Nunca he tenido suerte con los hombres, nunca, ni siquiera con el loquero que me atendió cuando tenía 17 años. Fui a verle porque mi corazón galopaba más deprisa que un jockey a lomos de un pura sangre y en vez de tranquilizarme el galeno me sometió a un interrogatorio que me hizo sentirme como si yo fuera la prima hermana de Jack el Destripador. Me miró con cara de ajo en cuanto entré en su consulta, y le faltó poco para escupirme en la cara por cada síntoma que le iba contando.
- Doctor…tengo miedo de salir a la calle.
-¿Y qué más?
-Tengo miedo de que a mi corazón se le olvide latir, y se pare.
-¿Y qué más?
-Tengo miedo de irme al desierto (sabe Dios lo que se me había perdido a mí en la dunas), que me dé allí un ataque de nervios… y como en el desierto no hay ningún hospital…
-¿Y qué más?
-Tengo miedo de que la vida sea una pesadilla y que yo sea la única habitante de la Tierra que esté viva, y los demás ya sólo sean muertos.
-¿Y qué más?
-Tengo miedo de morirme.
-¿Y qué más?
¿Y qué más, doctor…? El hombre estuvo tocándome los ovarios otro buen rato y finalmente me largó tres recetas de Seroxat y otras tres de Lexatín, al tiempo que me decía: usted padece Crisis de Pánico y Agorafobia.
¡Vaya lumbrera de tío…!
<<Yo vivo en pánico, Dr. Cara de Cirio de San Cipriano. Lloro con pánico cada vez que pienso que me voy a morir. Y, lo peor de todo, siento pánico de mi misma, ¿lo entiende usted? Dr. Christopher Lee reconvertido en Psiquiatra>>.

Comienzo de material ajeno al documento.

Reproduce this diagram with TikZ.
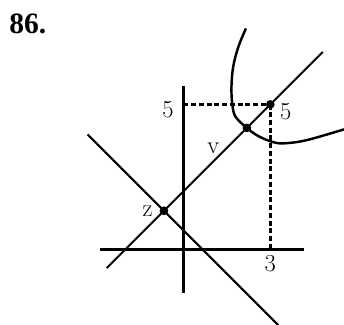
\documentclass[tikz,border=0pt]{standalone}
\usepackage{fontspec}
\newfontfamily\headfont{Liberation Serif}
\begin{document}
\begin{tikzpicture}[line cap=butt, every node/.style={font=\fontsize{24}{28}\selectfont, inner sep=0pt},
        axis/.style={line width=3pt},
        graphline/.style={line width=2pt},
        guide/.style={line width=2.8pt, dash pattern=on 5pt off 2.6pt},
        dot/.style={circle, fill, minimum size=8.5pt, inner sep=0pt}]
        \useasboundingbox (-6.32,-2.58) rectangle (5.54,8.60);
        \node[font=\headfont\bfseries\fontsize{29}{32}\selectfont] (title) at (-5.36,7.79) {86.};
        % axes
        \coordinate (xleft) at (-2.87,0);
        \coordinate (xright) at (4.17,0);
        \coordinate (ybottom) at (0,-1.5);
        \coordinate (ytop) at (0,5.62);
        \coordinate (yfive) at (0,5);
        \coordinate (xthree) at (3,0);
        \draw[axis] (xleft) -- (xright);
        \draw[axis] (ybottom) -- (ytop);
        % the two lines
        \coordinate (uplow) at (-2.64,-0.64);
        \coordinate (uphigh) at (4.81,6.81);
        \coordinate (downhigh) at (-3.3,3.965);
        \coordinate (downlow) at (3.28,-2.615);
        \draw[graphline] (uplow) -- (uphigh);
        \draw[graphline] (downhigh) -- (downlow);
        % curve
        \draw[line width=2.4pt] plot[smooth, tension=0.6] coordinates
            {(2.16,7.62) (1.90,6.99) (1.72,6.30) (1.66,5.6) (1.69,5.0) (1.80,4.58) (2.19,4.19)
             (2.6,3.9) (3.1,3.7) (3.5,3.66) (4.26,3.77) (5.54,4.14)};
        % points
        \node[dot] (point-p) at (3,5) {};
        \node[dot] (point-v) at (2.19,4.19) {};
        \node[dot] (point-z) at (-0.6675,1.3325) {};
        \draw[guide] (yfive) -- (point-p.center);
        \draw[guide] (point-p.center) -- (xthree);
        % labels
        \node (label-y5) at (-0.53,4.81) {5};
        \node (label-p5) at (3.53,4.76) {5};
        \node (label-v) at (1.03,3.5) {v};
        \node (label-z) at (-1.23,1.33) {z};
        \node (label-x3) at (3.0,-0.48) {3};
    \end{tikzpicture}
\end{document}
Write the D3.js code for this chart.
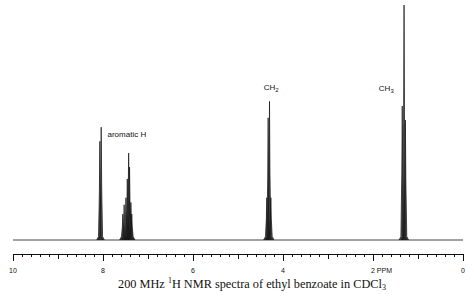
<!DOCTYPE html>
<html>
<head>
<meta charset="utf-8">
<script src="https://cdn.jsdelivr.net/npm/d3@7"></script>
<style>
  body { margin: 0; background: #fff; }
  svg { display: block; }
  .lbl { font-family: "Liberation Sans", Arial, sans-serif; font-size: 8px; fill: #111; }
  .tick-lbl { font-family: "Liberation Sans", Arial, sans-serif; font-size: 7px; fill: #111; }
  .caption { font-family: "Liberation Serif", "Times New Roman", serif; font-size: 12.3px; fill: #111; }
</style>
</head>
<body>
<div id="chart"></div>
<script>

// peak lines (ppm, relative height 0-100)
var aromaticPpm = [8.07, 8.04, 7.56, 7.53, 7.49, 7.46, 7.43, 7.41, 7.38, 7.36];
var aromaticHt  = [42, 48, 11, 15, 18, 26, 37, 31, 16, 11];
var ch2Ppm = [4.36, 4.33, 4.30, 4.27];
var ch2Ht  = [18, 52, 59, 18];
var ch3Ppm = [1.35, 1.31, 1.28];
var ch3Ht  = [57, 100, 51];

var majorTicks = [10, 8, 6, 4, 2, 0];
var tickLabels = ["10", "8", "6", "4", "2 PPM", "0"];

var W = 474, H = 297;

var svg = d3.select("#chart")
    .append("svg")
    .attr("width", W)
    .attr("height", H);

var x = d3.scaleLinear()
    .domain([10, 0])
    .range([13, 463]);

var y = d3.scaleLinear()
    .domain([0, 100])
    .range([240, 5]);

var axisY = 254;

// gather peaks
var peaks = [];
aromaticPpm.forEach(function(p, i){ peaks.push({ppm: p, h: aromaticHt[i]}); });
ch2Ppm.forEach(function(p, i){ peaks.push({ppm: p, h: ch2Ht[i]}); });
ch3Ppm.forEach(function(p, i){ peaks.push({ppm: p, h: ch3Ht[i]}); });

var line = d3.line()
    .x(function(d){ return x(d.ppm); })
    .y(function(d){ return y(d.h); });

// baseline of the spectrum
svg.append("path")
    .datum([{ppm: 10, h: 0}, {ppm: 0, h: 0}])
    .attr("d", line)
    .attr("fill", "none")
    .attr("stroke", "#444")
    .attr("stroke-width", 1);

// each line drawn as a narrow spike with a small foot
svg.selectAll(".peak")
    .data(peaks).enter()
    .append("path")
    .attr("class", "peak")
    .attr("d", function(d){
        var pts = [
            {ppm: d.ppm + 0.07, h: 0},
            {ppm: d.ppm + 0.03, h: 1.5},
            {ppm: d.ppm + 0.01, h: d.h * 0.5},
            {ppm: d.ppm, h: d.h},
            {ppm: d.ppm - 0.01, h: d.h * 0.5},
            {ppm: d.ppm - 0.03, h: 1.5},
            {ppm: d.ppm - 0.07, h: 0}
        ];
        return line(pts);
    })
    .attr("fill", "#222")
    .attr("fill-opacity", 0.75)
    .attr("stroke", "#111")
    .attr("stroke-width", 0.7);

// ppm axis
var xAxis = d3.axisBottom(x)
    .tickValues(d3.range(0, 10.01, 0.2))
    .tickSize(3)
    .tickFormat("");

var gAxis = svg.append("g")
    .attr("transform", "translate(0," + axisY + ")")
    .call(xAxis);

gAxis.select(".domain")
    .attr("d", "M" + x(10) + ",0.5H" + x(0))
    .attr("stroke", "#111")
    .attr("stroke-width", 1.2);

gAxis.selectAll(".tick line")
    .attr("stroke", "#111")
    .attr("y2", function(d){
        var r = Math.round(d * 10) / 10;
        if (r % 2 === 0) return 7;
        if (r % 1 === 0) return 5;
        return 3;
    });

svg.selectAll(".tick-lbl")
    .data(majorTicks).enter()
    .append("text")
    .attr("class", "tick-lbl")
    .attr("x", function(d){ return x(d); })
    .attr("y", 273)
    .attr("text-anchor", function(d, i){ return i === 4 ? "start" : "middle"; })
    .attr("dx", function(d, i){ return i === 4 ? -2 : 0; })
    .text(function(d, i){ return tickLabels[i]; });

// peak labels
svg.append("text")
    .attr("class", "lbl")
    .attr("x", x(7.9))
    .attr("y", 137)
    .text("aromatic H");

var ch2 = svg.append("text")
    .attr("class", "lbl")
    .attr("x", x(4.43))
    .attr("y", 90);
ch2.append("tspan").text("CH");
ch2.append("tspan").attr("font-size", "6px").attr("dy", 2).text("2");

var ch3 = svg.append("text")
    .attr("class", "lbl")
    .attr("x", x(1.87))
    .attr("y", 91);
ch3.append("tspan").text("CH");
ch3.append("tspan").attr("font-size", "6px").attr("dy", 2).text("3");

// caption
var cap = svg.append("text")
    .attr("class", "caption")
    .attr("x", 118)
    .attr("y", 288);
cap.append("tspan").text("200 MHz ");
cap.append("tspan").attr("font-size", "8px").attr("dy", -5).text("1");
cap.append("tspan").attr("dy", 5).text("H NMR spectra of ethyl benzoate in CDCl");
cap.append("tspan").attr("font-size", "8px").attr("dy", 2).text("3");

</script>
</body>
</html>
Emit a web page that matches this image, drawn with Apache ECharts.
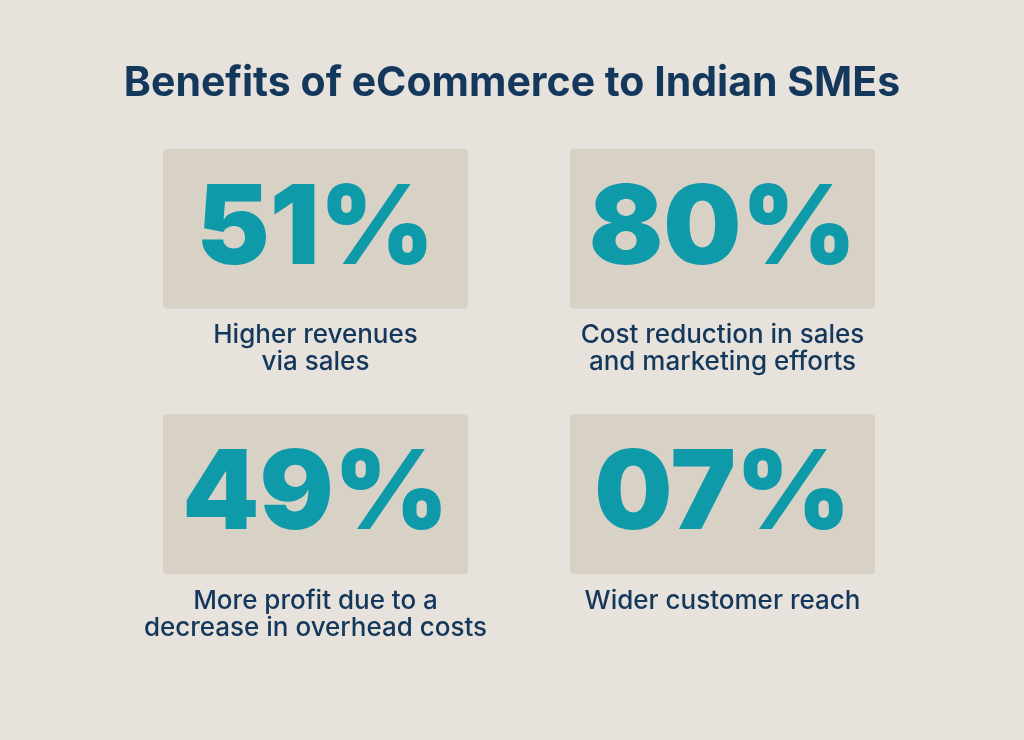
<!DOCTYPE html>
<html>
<head>
<meta charset="utf-8">
<title>Benefits of eCommerce to Indian SMEs</title>
<script src="https://cdn.jsdelivr.net/npm/echarts@6/dist/echarts.min.js"></script>
<style>
  html, body { margin: 0; padding: 0; background: #e7e2db; }
  #main { width: 1024px; height: 740px; }
</style>
</head>
<body>
<div id="main"></div>
<script>
// data
var columns = ['left', 'right'];
var rows = ['top', 'bottom'];
var values = ['51%', '80%', '49%', '07%'];
var captions = [
  'Higher revenues\nvia sales',
  'Cost reduction in sales\nand marketing efforts',
  'More profit due to a\ndecrease in overhead costs',
  'Wider customer reach'
];
var cells = [[0, 0], [1, 0], [0, 1], [1, 1]];

var seriesData = cells.map(function (c, i) {
  return [c[0], c[1], values[i], captions[i]];
});

var chart = echarts.init(document.getElementById('main'));

chart.setOption({
  backgroundColor: '#e7e2db',
  title: {
    text: 'Benefits of eCommerce to Indian SMEs',
    left: 'center',
    top: 58,
    textStyle: { color: '#14385c', fontSize: 41, fontWeight: 700, fontFamily: 'Inter' }
  },
  grid: { left: 112, right: 98, top: 96, bottom: 113 },
  xAxis: { type: 'category', data: columns, show: false },
  yAxis: { type: 'category', data: rows, inverse: true, show: false },
  series: [{
    type: 'custom',
    data: seriesData,
    renderItem: function (params, api) {
      var p = api.coord([api.value(0), api.value(1)]);
      var w = 305, h = 160;
      return {
        type: 'group',
        children: [
          {
            type: 'rect',
            shape: { x: p[0] - w / 2, y: p[1] - h / 2, width: w, height: h, r: 4 },
            style: { fill: '#d8d2c6' }
          },
          {
            type: 'text',
            style: {
              x: p[0], y: p[1] + 2,
              text: api.value(2),
              align: 'center', verticalAlign: 'middle',
              fill: '#0e9aa9',
              font: '900 110px Inter'
            }
          },
          {
            type: 'text',
            style: {
              x: p[0], y: p[1] + h / 2 + 13,
              text: api.value(3),
              align: 'center', verticalAlign: 'top',
              fill: '#14385c',
              font: '500 26px Inter',
              lineHeight: 27
            }
          }
        ]
      };
    }
  }]
});
</script>
</body>
</html>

Salí corriendo de aquella consulta blanca de paredes desconchadas con las recetas hechas un gurruño en el bolsillo izquierdo del abrigo, y sudando como una madeja de lana mojada. Al llegar a casa busqué en mi diccionario Larousse la palabra Agorafobia (el diccionario lo compró mi madre a plazos, a escondidas de el insípido, a un vendedor de enciclopedias que se pateaba el barrio cada primeros de mes) y su significado me dejó todavía más confundida.
A pesar de no confiar ni un pimiento en aquel médico tan poco amable, pero especialista en miedos ajenos, empecé a tomar aquellas pastillas y poco a poco al cabo de algunos meses la química convirtió mi corazón en el de un ternero recién nacido. Y aunque los terneros nacen con el corazón latiendo a toda mecha, al igual que los bebés humanos, su latido se va acompasando y termina siendo un golpe de tiempo sincronizado con la vida. Y así fue, como mi pánico a vivir se fue diluyendo, pero en todas las batallas hay daños colaterales, y en mi caso la victoria me dejó un rastro de tristeza y euforia que convivió conmigo… a ratos, a días.
Y después de veinte años de bipolaridad crónica, pero muy bien llevada, cuando mi médica de cabecera (la Dra. Puerto, para más señas) a punto estaba de borrar del historial clínico mis vaivenes emocionales. Una luminosa, pero fría tarde de noviembre de 2011; la mucama de Ez, que es una cleptómana de los SMS ajenos, va, y me larga con su inconfundible soniquete guatemalteco:
-Señorita Regina… siento decirle… “El señorito Edward le ha quemado la pata”.